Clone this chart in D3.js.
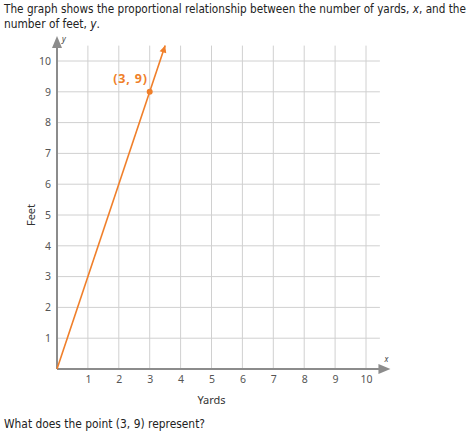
<!DOCTYPE html>
<html>
<head>
<meta charset="utf-8">
<style>
  body { margin: 0; background: #fff; }
  .prompt { font-family: Verdana, "DejaVu Sans", sans-serif; font-size: 11.5px; fill: #222; }
  .tick text { font-family: "Noto Sans", sans-serif; font-size: 10.5px; fill: #555; }
  .grid line { stroke: #d0d0d0; stroke-width: 1px; }
  .axis-title { font-family: "Noto Sans", sans-serif; font-size: 11px; fill: #333; }
</style>
</head>
<body>
<svg width="474" height="437"></svg>
<script src="https://d3js.org/d3.v7.min.js"></script>
<script>
var xTicks = [1, 2, 3, 4, 5, 6, 7, 8, 9, 10];
var yTicks = [1, 2, 3, 4, 5, 6, 7, 8, 9, 10];
var gridX = [1, 2, 3, 4, 5, 6, 7, 8, 9, 10];
var gridY = [1, 2, 3, 4, 5, 6, 7, 8, 9, 10];
var lineX = [0, 3.5];
var lineY = [0, 10.5];
var point = {x: 3, y: 9, label: "(3, 9)"};

var svg = d3.select("svg");
var orange = "#f07f2a";
var axisColor = "#8c8c8c";

var x = d3.scaleLinear().domain([0, 10]).range([57, 366]);
var y = d3.scaleLinear().domain([0, 10]).range([369, 61]);

// prompt text
svg.append("text").attr("class", "prompt").attr("x", 4).attr("y", 13)
  .attr("textLength", 462).attr("lengthAdjust", "spacingAndGlyphs")
  .html('The graph shows the proportional relationship between the number of yards, <tspan font-style="italic">x</tspan>, and the');
svg.append("text").attr("class", "prompt").attr("x", 4).attr("y", 28)
  .attr("textLength", 96).attr("lengthAdjust", "spacingAndGlyphs")
  .html('number of feet, <tspan font-style="italic">y</tspan>.');
svg.append("text").attr("class", "prompt").attr("x", 4).attr("y", 428)
  .attr("textLength", 201).attr("lengthAdjust", "spacingAndGlyphs")
  .text("What does the point (3, 9) represent?");

// grid
var grid = svg.append("g").attr("class", "grid");
grid.selectAll(".gv").data(gridX).enter().append("line")
  .attr("x1", function(d) { return x(d); }).attr("x2", function(d) { return x(d); })
  .attr("y1", y(0)).attr("y2", y(10.5));
grid.selectAll(".gh").data(gridY).enter().append("line")
  .attr("y1", function(d) { return y(d); }).attr("y2", function(d) { return y(d); })
  .attr("x1", x(0)).attr("x2", x(10.45));

// axes
svg.append("line").attr("x1", x(0)).attr("x2", x(10.5)).attr("y1", y(0)).attr("y2", y(0))
  .attr("stroke", axisColor).attr("stroke-width", 2);
svg.append("line").attr("x1", x(0)).attr("x2", x(0)).attr("y1", y(0)).attr("y2", y(10.55))
  .attr("stroke", axisColor).attr("stroke-width", 2);
svg.append("path")
  .attr("d", "M" + (x(10.5) + 9) + "," + y(0) + "l-12,-5l0,10z").attr("fill", axisColor);
svg.append("path")
  .attr("d", "M" + x(0) + "," + (y(10.55) - 8) + "l-5,12l10,0z").attr("fill", axisColor);
svg.append("text").attr("x", x(10.5) + 3).attr("y", y(0) - 7)
  .attr("font-family", "Noto Sans, sans-serif").attr("font-size", 8).attr("font-style", "italic")
  .attr("fill", "#444").text("x");
svg.append("text").attr("x", x(0) + 5).attr("y", y(10.55) - 2)
  .attr("font-family", "Noto Sans, sans-serif").attr("font-size", 8).attr("font-style", "italic")
  .attr("fill", "#444").text("y");

// tick labels
var xAxis = d3.axisBottom(x).tickValues(xTicks).tickSize(0).tickPadding(7);
svg.append("g").attr("transform", "translate(0," + y(0) + ")").call(xAxis)
  .call(function(g) { g.select(".domain").remove(); });
var yAxis = d3.axisLeft(y).tickValues(yTicks).tickSize(0).tickPadding(6);
svg.append("g").attr("transform", "translate(" + x(0) + ",0)").call(yAxis)
  .call(function(g) { g.select(".domain").remove(); });

// axis titles
svg.append("text").attr("class", "axis-title").attr("x", x(5)).attr("y", 404)
  .attr("text-anchor", "middle").text("Yards");
svg.append("text").attr("class", "axis-title")
  .attr("transform", "translate(35," + y(5) + ") rotate(-90)")
  .attr("text-anchor", "middle").text("Feet");

// proportional line
var line = d3.line().x(function(d) { return x(d[0]); }).y(function(d) { return y(d[1]); });
var pts = lineX.map(function(v, i) { return [v, lineY[i]]; });
svg.append("path").datum(pts).attr("d", line)
  .attr("fill", "none").attr("stroke", orange).attr("stroke-width", 1.6);
var x1 = x(lineX[1]), y1 = y(lineY[1]);
var ang = Math.atan2(y1 - y(0), x1 - x(0)) * 180 / Math.PI;
svg.append("path").attr("d", "M0,0L-7,-3.5L-7,3.5Z").attr("fill", orange)
  .attr("transform", "translate(" + x1 + "," + y1 + ") rotate(" + ang + ")");

svg.append("circle").attr("cx", x(point.x)).attr("cy", y(point.y)).attr("r", 3).attr("fill", orange);
svg.append("text").attr("x", x(point.x) - 2).attr("y", y(point.y) - 9)
  .attr("text-anchor", "end").attr("font-family", "Noto Sans, sans-serif")
  .attr("font-size", 12.5).attr("font-weight", "bold").attr("letter-spacing", 0.8)
  .attr("fill", orange).text(point.label);
</script>
</body>
</html>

What the exercise asks :: Repeat only what lies between the start of the data and the end of the line containing "var y = d3.scaleLinear().domain([0, 10]).range([369, 61]);", exactly, with pictures left out.

Task answer ::
Clone this chart in D3.js.
<!DOCTYPE html>
<html>
<head>
<meta charset="utf-8">
<style>
  body { margin: 0; background: #fff; }
  .prompt { font-family: Verdana, "DejaVu Sans", sans-serif; font-size: 11.5px; fill: #222; }
  .tick text { font-family: "Noto Sans", sans-serif; font-size: 10.5px; fill: #555; }
  .grid line { stroke: #d0d0d0; stroke-width: 1px; }
  .axis-title { font-family: "Noto Sans", sans-serif; font-size: 11px; fill: #333; }
</style>
</head>
<body>
<svg width="474" height="437"></svg>
<script src="https://d3js.org/d3.v7.min.js"></script>
<script>
var xTicks = [1, 2, 3, 4, 5, 6, 7, 8, 9, 10];
var yTicks = [1, 2, 3, 4, 5, 6, 7, 8, 9, 10];
var gridX = [1, 2, 3, 4, 5, 6, 7, 8, 9, 10];
var gridY = [1, 2, 3, 4, 5, 6, 7, 8, 9, 10];
var lineX = [0, 3.5];
var lineY = [0, 10.5];
var point = {x: 3, y: 9, label: "(3, 9)"};

var svg = d3.select("svg");
var orange = "#f07f2a";
var axisColor = "#8c8c8c";

var x = d3.scaleLinear().domain([0, 10]).range([57, 366]);
var y = d3.scaleLinear().domain([0, 10]).range([369, 61]);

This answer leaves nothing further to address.